_Records to process:_
<<<<
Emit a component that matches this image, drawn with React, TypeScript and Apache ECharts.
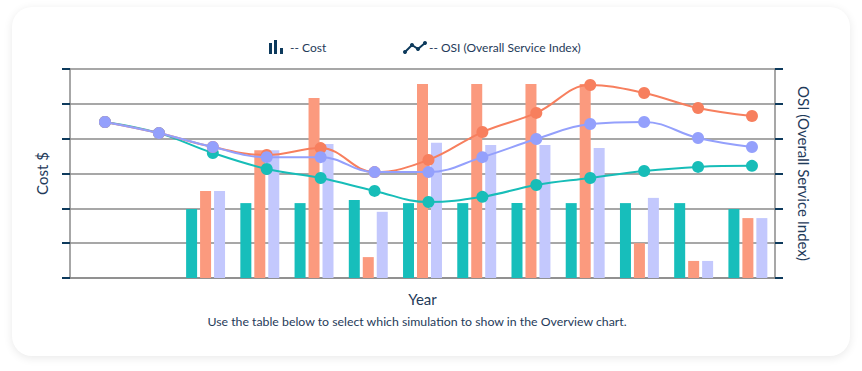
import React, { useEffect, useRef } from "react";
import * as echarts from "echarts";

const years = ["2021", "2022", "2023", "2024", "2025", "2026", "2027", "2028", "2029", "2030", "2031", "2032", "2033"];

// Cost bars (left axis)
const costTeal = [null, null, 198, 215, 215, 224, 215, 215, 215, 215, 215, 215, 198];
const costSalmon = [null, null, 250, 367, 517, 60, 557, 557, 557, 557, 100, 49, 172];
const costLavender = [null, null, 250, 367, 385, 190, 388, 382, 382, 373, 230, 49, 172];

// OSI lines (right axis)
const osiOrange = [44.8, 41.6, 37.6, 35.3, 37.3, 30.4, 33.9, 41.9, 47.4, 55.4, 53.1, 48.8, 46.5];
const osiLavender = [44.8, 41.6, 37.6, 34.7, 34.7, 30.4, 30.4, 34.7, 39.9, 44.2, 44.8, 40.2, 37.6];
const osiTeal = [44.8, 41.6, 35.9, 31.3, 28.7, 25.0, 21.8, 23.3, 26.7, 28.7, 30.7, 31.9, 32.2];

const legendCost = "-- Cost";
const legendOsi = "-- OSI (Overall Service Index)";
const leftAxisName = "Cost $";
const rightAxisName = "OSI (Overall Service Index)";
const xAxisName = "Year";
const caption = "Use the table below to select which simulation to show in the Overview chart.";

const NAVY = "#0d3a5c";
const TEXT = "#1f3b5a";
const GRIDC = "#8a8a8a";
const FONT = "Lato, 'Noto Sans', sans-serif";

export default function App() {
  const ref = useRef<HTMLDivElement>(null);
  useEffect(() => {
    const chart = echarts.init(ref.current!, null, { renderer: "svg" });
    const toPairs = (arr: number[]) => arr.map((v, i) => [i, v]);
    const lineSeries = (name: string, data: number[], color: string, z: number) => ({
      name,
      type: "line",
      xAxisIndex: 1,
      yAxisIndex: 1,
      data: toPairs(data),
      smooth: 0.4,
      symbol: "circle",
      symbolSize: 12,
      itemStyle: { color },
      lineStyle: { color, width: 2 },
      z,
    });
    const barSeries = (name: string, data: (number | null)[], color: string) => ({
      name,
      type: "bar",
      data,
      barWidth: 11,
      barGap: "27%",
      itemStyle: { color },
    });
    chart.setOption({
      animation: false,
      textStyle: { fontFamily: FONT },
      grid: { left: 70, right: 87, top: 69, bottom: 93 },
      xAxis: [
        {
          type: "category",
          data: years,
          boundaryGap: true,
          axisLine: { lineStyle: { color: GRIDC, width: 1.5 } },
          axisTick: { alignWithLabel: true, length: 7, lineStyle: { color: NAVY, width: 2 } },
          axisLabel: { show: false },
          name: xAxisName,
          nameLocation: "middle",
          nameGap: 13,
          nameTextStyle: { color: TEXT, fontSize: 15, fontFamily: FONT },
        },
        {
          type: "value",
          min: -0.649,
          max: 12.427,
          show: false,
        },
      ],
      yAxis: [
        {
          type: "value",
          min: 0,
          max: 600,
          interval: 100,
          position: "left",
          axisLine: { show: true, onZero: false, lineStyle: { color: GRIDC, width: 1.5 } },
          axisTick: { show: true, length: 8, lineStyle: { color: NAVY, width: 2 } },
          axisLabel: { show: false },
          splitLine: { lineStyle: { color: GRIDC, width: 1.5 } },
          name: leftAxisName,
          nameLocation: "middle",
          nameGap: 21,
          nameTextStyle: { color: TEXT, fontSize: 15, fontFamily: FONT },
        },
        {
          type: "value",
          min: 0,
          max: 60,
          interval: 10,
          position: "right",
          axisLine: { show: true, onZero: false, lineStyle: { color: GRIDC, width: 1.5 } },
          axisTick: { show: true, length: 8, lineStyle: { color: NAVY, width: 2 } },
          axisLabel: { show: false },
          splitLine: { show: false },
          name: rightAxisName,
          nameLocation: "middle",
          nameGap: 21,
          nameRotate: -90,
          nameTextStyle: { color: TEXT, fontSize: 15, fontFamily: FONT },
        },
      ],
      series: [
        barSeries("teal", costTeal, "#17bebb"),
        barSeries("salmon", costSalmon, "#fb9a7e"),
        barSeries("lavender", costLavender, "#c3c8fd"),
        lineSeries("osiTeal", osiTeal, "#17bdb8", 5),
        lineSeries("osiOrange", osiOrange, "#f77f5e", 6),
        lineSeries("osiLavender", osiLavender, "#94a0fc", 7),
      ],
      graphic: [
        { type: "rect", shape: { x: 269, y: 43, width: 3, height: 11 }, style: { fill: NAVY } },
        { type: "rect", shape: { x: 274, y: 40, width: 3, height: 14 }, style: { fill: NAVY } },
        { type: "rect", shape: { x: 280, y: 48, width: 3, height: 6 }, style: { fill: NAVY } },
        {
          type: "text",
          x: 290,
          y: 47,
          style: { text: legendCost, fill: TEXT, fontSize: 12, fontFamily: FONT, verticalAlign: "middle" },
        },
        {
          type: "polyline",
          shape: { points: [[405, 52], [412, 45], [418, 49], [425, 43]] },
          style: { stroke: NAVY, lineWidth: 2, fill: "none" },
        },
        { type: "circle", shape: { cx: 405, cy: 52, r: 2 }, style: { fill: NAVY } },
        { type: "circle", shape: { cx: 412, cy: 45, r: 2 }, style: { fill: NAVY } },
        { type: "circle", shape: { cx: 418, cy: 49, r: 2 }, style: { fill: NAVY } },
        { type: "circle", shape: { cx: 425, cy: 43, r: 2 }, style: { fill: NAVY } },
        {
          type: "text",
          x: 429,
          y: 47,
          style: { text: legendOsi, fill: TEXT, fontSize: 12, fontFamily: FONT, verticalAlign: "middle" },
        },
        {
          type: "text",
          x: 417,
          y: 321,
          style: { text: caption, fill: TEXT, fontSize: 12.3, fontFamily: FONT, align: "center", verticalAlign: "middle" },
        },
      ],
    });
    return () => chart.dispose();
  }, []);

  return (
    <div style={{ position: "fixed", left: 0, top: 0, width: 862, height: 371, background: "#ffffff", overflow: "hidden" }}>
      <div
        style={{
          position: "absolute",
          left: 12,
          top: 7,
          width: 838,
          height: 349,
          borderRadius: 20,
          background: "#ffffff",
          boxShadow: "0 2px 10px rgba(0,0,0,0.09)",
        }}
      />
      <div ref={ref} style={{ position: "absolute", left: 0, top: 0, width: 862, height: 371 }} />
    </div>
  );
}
>>>>
<<<<
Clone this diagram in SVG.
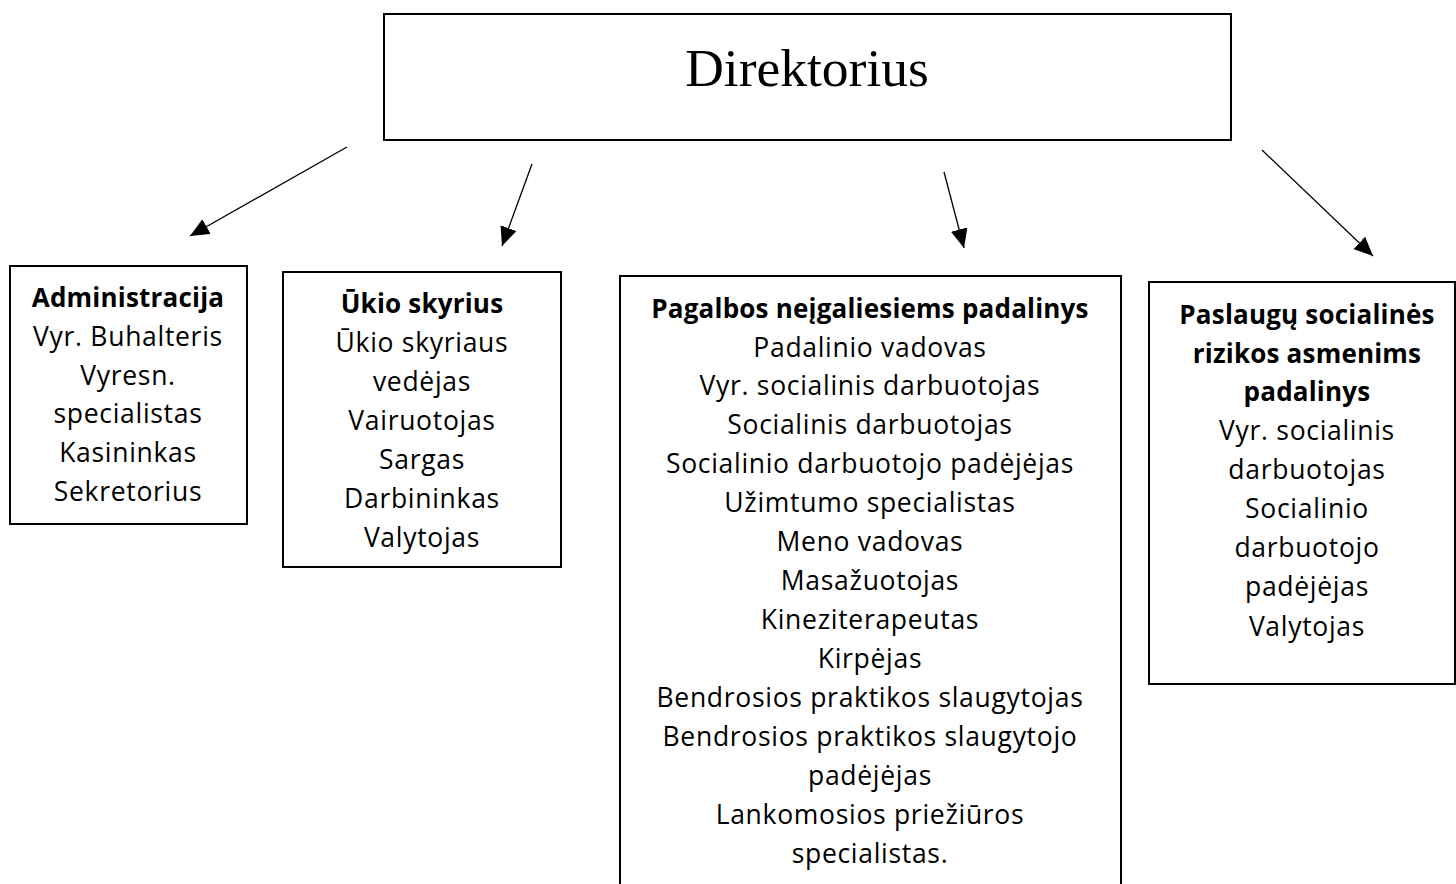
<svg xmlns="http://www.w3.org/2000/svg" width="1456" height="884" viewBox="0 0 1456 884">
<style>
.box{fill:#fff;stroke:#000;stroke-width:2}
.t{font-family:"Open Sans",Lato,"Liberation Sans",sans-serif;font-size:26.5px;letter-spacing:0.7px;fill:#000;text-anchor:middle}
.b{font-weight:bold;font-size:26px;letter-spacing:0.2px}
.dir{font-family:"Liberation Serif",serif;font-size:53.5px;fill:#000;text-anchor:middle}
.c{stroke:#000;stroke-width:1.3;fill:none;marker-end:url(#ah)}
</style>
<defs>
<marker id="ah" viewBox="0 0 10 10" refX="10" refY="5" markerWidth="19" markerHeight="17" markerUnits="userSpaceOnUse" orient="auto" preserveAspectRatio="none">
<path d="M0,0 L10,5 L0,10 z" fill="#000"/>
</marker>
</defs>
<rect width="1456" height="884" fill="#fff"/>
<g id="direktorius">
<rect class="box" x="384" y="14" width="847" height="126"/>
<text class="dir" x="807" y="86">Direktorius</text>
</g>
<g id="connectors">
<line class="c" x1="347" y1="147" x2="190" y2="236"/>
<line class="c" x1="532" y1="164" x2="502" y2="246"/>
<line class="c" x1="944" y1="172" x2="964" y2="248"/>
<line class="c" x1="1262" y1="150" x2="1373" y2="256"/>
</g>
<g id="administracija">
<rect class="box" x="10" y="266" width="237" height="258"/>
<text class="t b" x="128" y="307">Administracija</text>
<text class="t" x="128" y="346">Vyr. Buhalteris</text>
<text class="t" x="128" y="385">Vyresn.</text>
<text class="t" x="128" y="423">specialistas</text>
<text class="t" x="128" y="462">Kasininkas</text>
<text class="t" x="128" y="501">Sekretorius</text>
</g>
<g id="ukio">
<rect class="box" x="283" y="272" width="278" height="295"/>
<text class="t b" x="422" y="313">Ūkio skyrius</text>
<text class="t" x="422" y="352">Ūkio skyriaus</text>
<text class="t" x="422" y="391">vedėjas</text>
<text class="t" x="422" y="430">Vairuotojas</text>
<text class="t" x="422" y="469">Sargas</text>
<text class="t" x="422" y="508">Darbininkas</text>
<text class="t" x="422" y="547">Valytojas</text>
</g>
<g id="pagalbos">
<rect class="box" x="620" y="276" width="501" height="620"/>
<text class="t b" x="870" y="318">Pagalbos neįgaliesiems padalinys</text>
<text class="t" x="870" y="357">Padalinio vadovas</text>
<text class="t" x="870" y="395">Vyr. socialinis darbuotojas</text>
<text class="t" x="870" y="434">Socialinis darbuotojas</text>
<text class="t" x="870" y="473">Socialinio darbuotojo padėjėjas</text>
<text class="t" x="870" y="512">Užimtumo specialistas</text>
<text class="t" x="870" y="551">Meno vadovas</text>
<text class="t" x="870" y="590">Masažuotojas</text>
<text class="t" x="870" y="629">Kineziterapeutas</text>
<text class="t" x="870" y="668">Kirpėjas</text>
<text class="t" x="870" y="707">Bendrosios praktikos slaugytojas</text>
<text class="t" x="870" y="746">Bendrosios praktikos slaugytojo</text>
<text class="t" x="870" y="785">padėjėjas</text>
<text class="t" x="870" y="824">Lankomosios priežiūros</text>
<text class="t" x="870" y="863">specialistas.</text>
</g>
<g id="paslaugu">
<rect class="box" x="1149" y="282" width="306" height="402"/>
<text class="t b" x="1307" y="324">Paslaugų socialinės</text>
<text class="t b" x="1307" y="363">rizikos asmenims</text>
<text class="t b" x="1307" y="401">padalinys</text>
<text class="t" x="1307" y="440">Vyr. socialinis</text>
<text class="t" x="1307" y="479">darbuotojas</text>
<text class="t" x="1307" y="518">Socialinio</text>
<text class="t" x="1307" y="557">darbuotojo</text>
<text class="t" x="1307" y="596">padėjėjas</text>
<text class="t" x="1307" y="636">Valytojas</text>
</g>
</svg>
>>>>
<<<<
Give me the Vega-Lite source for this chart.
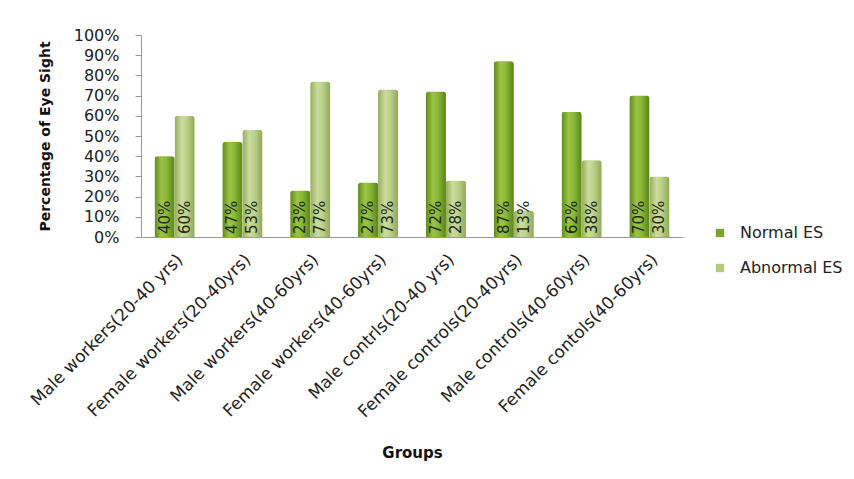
>>>>
_Short problem:_ Show, from the listing above, each line that contains the word "React".

_Full answer:_
Emit a component that matches this image, drawn with React, TypeScript and Apache ECharts.
import React, { useEffect, useRef } from "react";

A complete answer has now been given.